Бедная донна Фанни! Ее жестокий хозяин действительно не питал к ней никаких добрых чувств. Она убедилась в этом, когда серьезно заболела: он отправил ее умирать в больницу. Марко Пикотти был огорчен этим событием лишь оттого, что вынужден был искать новую домоправительницу. И сколько их пришлось ему сменить за три–четыре года! В конце концов, из–за того что ни одна из них не могла ему потрафить, да и сами они долго не выдерживали, он решил обходиться без прислуги.


Так он дожил до шестидесяти лет.

И тогда напряжение, в котором он держал себя долгие годы, сразу спало.

Марко Пикотти счел себя удовлетворенным. Он достиг–таки цели своей жизни.

Что же теперь?

А теперь он мог и умереть. Ну да, умереть, умереть, ничего другого ему не надо: он устал, ему все осточертело, ему тошно! Что теперь для него жизнь? Свою задачу он выполнил, цели достиг, вот и остались ему в жизни лишь усталость, скука, тоска.

Стал он жить без всяких правил: вставать раньше положенного часа, выходить по вечерам, посещать злачные места, есть любые блюда. Немного испортил желудок, изрядно похудел, его все больше раздражали знакомые, которые при встрече с ним, как прежде, выражали радость по поводу того, что видят его в добром здравии.

Его хандра и тоска стали настолько невыносимыми, что однажды он наконец понял: надо что–то сделать; он еще не знал точно, что именно, но, во всяком случае, необходимо было избавиться от того кошмара, который его мучил. Победил он или нет? Нет. Он чувствовал, что пока еще не победил.

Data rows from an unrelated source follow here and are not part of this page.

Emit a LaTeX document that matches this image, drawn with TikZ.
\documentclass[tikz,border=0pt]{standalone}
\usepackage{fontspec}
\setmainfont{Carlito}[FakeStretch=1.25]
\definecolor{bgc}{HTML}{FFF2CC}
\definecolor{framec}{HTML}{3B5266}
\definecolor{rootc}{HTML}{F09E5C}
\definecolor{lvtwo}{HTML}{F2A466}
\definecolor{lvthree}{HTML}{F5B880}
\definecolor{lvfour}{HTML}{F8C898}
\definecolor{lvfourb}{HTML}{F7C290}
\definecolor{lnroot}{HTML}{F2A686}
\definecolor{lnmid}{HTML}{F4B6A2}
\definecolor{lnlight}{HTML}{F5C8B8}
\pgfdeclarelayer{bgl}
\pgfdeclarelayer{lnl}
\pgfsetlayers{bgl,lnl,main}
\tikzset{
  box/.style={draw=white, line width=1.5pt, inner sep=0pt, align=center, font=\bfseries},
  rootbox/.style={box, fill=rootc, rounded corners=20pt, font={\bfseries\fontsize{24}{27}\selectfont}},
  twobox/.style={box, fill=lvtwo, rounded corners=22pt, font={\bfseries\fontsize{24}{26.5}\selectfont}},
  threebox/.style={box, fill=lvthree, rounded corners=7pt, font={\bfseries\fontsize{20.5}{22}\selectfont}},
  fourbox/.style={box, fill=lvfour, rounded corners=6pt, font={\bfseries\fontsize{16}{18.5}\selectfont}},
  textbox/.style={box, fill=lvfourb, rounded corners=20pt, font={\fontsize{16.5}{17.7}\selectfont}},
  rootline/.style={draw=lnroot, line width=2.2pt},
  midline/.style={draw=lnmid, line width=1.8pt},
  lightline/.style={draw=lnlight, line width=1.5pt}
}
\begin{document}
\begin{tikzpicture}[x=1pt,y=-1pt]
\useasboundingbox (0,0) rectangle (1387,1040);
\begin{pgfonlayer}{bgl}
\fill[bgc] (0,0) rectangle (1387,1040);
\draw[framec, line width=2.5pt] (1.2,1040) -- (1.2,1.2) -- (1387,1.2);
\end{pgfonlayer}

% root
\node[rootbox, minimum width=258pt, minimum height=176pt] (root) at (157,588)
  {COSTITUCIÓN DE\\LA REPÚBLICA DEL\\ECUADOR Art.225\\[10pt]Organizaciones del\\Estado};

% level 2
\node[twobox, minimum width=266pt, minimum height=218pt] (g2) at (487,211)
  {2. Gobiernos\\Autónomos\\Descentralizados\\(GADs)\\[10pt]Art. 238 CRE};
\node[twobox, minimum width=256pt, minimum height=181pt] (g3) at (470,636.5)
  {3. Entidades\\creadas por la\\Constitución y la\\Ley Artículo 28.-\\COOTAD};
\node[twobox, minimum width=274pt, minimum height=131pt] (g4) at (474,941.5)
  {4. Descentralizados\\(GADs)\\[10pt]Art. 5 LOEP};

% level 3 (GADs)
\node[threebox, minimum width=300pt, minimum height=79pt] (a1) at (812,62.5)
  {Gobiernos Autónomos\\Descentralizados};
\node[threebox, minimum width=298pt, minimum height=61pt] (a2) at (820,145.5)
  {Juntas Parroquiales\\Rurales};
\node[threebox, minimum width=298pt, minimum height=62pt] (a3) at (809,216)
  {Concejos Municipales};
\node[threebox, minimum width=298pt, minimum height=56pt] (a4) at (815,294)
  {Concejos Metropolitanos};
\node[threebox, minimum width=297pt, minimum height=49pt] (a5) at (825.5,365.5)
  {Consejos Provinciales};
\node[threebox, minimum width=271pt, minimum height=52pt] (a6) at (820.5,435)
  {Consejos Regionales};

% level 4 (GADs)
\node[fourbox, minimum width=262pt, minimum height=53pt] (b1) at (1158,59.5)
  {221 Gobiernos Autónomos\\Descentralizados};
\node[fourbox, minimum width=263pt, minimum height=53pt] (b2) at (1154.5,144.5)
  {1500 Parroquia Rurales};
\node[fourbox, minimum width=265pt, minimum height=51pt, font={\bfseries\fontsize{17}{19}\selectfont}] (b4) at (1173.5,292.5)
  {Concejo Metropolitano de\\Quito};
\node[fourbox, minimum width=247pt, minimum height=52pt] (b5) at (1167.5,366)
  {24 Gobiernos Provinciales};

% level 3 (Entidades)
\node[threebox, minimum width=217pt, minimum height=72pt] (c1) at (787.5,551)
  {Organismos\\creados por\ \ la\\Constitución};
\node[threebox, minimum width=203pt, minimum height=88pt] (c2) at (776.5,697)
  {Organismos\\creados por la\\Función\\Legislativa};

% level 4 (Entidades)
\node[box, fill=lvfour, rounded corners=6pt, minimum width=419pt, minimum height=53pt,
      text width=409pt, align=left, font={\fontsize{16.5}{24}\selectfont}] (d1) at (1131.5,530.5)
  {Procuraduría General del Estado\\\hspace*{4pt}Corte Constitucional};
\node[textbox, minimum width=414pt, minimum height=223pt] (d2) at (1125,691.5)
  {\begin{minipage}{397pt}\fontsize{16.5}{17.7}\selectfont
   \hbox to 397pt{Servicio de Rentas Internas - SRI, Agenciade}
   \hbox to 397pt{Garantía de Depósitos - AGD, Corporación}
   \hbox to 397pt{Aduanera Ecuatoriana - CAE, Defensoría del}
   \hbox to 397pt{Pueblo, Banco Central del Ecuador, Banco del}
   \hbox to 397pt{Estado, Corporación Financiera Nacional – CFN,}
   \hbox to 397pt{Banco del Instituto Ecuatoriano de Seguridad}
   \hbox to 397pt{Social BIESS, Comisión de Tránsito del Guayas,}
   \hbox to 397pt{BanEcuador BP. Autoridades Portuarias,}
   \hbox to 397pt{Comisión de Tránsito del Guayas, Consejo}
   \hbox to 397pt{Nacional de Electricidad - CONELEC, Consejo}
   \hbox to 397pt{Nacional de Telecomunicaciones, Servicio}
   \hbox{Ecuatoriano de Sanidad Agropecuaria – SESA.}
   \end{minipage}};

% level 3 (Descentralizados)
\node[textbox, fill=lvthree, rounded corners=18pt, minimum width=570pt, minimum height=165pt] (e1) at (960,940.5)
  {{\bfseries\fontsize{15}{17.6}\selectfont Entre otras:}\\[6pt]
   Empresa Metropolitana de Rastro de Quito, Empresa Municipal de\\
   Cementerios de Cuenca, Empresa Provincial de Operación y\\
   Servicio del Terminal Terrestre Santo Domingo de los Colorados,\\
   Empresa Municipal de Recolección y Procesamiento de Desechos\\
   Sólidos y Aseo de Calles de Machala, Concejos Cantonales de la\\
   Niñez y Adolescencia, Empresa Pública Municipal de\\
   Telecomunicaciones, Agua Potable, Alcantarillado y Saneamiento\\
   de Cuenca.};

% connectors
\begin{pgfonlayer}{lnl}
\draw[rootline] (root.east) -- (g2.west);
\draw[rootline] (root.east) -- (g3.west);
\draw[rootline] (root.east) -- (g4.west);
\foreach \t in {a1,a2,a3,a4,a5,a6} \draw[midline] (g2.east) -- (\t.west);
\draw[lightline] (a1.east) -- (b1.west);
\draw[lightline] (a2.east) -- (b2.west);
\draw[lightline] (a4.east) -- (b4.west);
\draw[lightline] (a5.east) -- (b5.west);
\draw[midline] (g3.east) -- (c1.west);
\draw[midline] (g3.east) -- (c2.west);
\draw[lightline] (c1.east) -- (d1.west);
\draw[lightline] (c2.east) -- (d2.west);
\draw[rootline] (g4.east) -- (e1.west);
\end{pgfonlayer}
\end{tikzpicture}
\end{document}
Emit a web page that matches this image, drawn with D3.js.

Ему сказало об этом, ему окончательно доказало это чучело птицы, торчавшее на насесте между шкафами со старыми книгами.

— Солома... солома... — сказал себе Марко Пикотти в тот день, глядя на птицу.

Он сорвал ее с насеста, извлек из жилетного кармана перочинный нож и вспорол ей брюхо.

— Вот она — солома... солома...

Оглядел свою комнату, увидел диван и старинные кресла из искусственной кожи и тем же ножом принялся вспарывать обивку, вытаскивая пригоршнями волос и продолжая твердить в отчаянии и с отвращением:

— Вот... солома... солома... солома...

Что он хотел этим сказать? А вот что: он сел за письменный стол, вытащил из ящика револьвер и приставил его к виску. Только и всего. Лишь теперь он победил по–настоящему.

Когда по городу разнеслась весть о самоубийстве Марко Пикотти, поначалу никто не хотел этому верить, настолько это противоречило тому несгибаемому, яростному упорству, с которым он до старости берег свою жизнь. А многие, кто побывал в его комнате и видел вспоротые кресла и диван, не находя объяснения этому обстоятельству, равно как и факту самоубийства, полагали, что тут было совершено преступление и все это дело рук грабителя или даже шайки преступников. К этой мысли пришли прежде всего судебные власти, которые тотчас приступили к допросам и расследованию.

Среди вещественных доказательств почетное место заняло чучело птицы, набитое соломой, и, поскольку оно могло оказаться главным козырем следствия, был приглашен дотошный орнитолог, которого попросили определить, что же это за птица.